The weirdest part about all of this is that I can turn on and off the board and never see anything abnormal, even when powering a 5A load. The only time I can see sparks fly is when I adjust the sense resistor (to mimic an over-current event) and turn off the mosfet. Then, when I power cycle the system it has the catastrophic failure. I destroyed one gate resistor earlier, so I thought maybe removing that would help the issue, but it only made vgs go less negative during these events. I should also mention that the load was a massive 5A 10ohm power pot.

Again, I could be wrong in this case, but the pin-out for every other 8-pin MOSFET I have seen is with the Gate at pin 4, as shown in the top view, with the assumption that pin 1 is at the upper left. The “Dot” on the plastic package is pretty much always there to indicate pin 1, and if you assume that that is the case here, then the Gate should be where I drew it.

Have you tried continuity tests on the pins of an unsoldered, unused part? I would think that you would get continuity on the three Source pins, but not between the Gate and the Source pins.

Edit:

Looks I am wrong in this case. I found the package information here:
And it shows the pin-out as you indicated:

Thanks for checking on this. Still debugging, but I am wondering if there is excessive current through the OUT pin of the LM5060 that could cause these problems. I found a reference design from TI for a 48V system and they had a 20.5k (R104).

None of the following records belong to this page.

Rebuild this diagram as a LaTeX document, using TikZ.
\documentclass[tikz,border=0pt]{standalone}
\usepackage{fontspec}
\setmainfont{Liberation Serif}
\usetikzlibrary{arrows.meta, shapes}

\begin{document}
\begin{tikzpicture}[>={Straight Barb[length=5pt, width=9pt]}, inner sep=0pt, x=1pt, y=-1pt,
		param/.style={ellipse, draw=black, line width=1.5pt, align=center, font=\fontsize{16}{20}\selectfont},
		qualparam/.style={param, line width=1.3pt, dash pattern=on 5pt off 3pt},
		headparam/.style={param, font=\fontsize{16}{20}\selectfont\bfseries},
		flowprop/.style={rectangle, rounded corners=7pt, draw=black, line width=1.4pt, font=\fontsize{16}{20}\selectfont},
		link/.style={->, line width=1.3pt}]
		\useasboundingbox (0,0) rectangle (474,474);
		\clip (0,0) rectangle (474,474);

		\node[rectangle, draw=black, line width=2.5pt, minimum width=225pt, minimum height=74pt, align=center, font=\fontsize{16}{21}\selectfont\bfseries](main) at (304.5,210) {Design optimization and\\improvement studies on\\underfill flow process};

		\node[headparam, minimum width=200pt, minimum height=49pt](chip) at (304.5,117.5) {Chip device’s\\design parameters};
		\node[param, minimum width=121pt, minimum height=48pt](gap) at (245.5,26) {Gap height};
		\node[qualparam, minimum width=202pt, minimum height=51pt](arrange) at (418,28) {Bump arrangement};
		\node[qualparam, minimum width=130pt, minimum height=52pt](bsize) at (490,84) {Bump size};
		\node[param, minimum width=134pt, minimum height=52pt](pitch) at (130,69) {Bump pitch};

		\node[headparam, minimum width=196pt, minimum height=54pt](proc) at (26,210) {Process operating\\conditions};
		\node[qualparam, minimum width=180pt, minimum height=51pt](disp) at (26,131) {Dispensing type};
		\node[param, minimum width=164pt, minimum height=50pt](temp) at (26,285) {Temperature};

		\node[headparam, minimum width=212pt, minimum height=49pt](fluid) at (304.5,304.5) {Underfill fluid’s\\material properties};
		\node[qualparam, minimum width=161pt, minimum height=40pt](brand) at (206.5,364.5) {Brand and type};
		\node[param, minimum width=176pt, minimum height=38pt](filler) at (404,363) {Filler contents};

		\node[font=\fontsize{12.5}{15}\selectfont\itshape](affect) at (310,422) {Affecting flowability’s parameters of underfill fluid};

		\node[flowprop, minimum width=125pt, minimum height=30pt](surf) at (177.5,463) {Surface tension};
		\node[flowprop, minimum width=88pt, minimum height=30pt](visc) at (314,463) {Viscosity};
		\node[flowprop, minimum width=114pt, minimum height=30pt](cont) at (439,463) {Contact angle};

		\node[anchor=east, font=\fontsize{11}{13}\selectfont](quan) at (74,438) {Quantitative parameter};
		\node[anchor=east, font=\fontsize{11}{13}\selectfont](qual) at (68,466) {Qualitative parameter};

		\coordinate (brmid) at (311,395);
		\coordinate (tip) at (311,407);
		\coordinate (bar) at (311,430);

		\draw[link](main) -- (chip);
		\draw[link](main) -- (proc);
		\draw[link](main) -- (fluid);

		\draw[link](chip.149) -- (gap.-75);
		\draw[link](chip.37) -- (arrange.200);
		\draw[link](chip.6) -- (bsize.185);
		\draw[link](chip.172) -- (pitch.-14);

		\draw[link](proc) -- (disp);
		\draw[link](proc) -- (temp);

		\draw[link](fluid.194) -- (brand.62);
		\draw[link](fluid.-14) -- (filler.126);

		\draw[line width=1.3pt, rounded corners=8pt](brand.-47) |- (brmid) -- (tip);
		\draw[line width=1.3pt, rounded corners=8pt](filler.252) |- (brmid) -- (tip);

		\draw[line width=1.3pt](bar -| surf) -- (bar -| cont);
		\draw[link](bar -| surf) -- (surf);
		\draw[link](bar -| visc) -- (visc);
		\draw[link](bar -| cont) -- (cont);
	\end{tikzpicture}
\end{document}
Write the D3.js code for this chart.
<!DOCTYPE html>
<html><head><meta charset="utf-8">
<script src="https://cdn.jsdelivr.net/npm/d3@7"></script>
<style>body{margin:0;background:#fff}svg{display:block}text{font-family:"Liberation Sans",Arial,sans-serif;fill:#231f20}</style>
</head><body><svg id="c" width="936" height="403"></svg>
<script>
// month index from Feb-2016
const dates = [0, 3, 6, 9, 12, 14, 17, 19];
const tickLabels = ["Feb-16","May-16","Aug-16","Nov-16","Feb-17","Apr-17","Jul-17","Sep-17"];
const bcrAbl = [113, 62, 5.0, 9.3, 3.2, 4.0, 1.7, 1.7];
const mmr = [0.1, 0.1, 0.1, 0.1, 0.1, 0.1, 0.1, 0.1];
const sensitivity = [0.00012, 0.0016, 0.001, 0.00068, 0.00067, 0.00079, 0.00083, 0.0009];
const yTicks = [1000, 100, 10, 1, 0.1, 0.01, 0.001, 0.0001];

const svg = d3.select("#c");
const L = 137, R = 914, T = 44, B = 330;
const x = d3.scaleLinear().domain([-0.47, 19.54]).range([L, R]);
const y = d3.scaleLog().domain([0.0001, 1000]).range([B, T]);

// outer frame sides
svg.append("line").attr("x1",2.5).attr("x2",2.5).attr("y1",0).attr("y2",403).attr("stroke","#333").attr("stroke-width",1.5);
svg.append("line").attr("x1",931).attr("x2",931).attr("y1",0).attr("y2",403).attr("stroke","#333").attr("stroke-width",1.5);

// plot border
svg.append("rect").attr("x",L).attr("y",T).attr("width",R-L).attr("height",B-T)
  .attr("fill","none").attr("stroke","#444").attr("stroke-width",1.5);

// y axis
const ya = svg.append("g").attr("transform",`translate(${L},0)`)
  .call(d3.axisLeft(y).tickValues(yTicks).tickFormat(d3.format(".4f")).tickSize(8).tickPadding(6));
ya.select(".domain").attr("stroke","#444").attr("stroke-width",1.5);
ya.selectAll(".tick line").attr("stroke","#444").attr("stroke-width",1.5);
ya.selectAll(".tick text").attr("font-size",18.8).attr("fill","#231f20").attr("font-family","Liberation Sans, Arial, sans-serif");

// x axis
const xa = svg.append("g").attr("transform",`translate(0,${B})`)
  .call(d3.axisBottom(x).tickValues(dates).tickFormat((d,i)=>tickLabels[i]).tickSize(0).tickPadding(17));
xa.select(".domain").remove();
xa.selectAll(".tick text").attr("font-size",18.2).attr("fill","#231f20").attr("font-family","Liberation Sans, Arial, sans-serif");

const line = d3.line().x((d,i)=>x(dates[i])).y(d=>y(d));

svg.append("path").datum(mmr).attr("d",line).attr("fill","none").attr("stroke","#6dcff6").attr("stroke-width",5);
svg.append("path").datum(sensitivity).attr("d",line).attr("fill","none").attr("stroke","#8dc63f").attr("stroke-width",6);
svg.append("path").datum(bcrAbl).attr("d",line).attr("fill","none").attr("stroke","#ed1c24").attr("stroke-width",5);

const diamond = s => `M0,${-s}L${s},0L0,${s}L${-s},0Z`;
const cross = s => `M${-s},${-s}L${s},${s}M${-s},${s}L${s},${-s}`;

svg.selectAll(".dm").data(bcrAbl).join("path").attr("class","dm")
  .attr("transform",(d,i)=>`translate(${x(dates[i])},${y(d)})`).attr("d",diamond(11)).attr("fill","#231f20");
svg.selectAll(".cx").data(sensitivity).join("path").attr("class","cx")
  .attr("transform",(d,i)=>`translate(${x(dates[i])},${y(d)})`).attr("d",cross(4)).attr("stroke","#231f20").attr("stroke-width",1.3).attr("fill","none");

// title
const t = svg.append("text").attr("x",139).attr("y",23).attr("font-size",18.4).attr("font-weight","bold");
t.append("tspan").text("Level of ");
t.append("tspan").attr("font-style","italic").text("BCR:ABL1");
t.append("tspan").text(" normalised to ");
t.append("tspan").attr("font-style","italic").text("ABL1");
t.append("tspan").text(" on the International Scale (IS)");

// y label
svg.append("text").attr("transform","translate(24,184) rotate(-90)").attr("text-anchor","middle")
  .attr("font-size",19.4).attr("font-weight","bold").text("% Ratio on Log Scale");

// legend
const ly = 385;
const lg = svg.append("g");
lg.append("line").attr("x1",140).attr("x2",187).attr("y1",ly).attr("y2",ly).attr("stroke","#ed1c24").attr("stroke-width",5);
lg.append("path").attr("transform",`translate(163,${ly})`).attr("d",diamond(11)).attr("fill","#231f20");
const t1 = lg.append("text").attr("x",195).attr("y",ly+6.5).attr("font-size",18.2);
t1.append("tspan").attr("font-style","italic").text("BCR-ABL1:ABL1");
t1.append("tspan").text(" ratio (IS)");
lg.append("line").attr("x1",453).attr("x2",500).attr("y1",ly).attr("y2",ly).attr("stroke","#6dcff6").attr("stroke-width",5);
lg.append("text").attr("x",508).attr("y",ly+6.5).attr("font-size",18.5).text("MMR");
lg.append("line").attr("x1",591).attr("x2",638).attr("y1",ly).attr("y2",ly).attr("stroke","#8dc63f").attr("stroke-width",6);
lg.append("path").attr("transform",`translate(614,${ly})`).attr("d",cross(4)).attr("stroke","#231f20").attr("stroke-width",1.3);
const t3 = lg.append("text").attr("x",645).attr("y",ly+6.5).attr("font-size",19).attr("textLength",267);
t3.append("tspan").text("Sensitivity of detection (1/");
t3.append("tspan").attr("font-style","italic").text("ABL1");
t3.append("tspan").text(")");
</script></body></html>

The evaluation board has a 0ohm resistor instead though (R5). On my board I didn’t add a resistor at all.

I compared the fried LM5060 to a new one. The Input, Output, Sense, and Gate pins are all shorted on the bad LM5060.

I think I’ll try triggering the overcurrent (setting to ~0A) with no load to see if this failure occurs again. If it doesn’t, then I think this all has to be caused by the load stressing the mosfet, and adding a resistor on the output pin of the lm5060 wouldn’t do anything.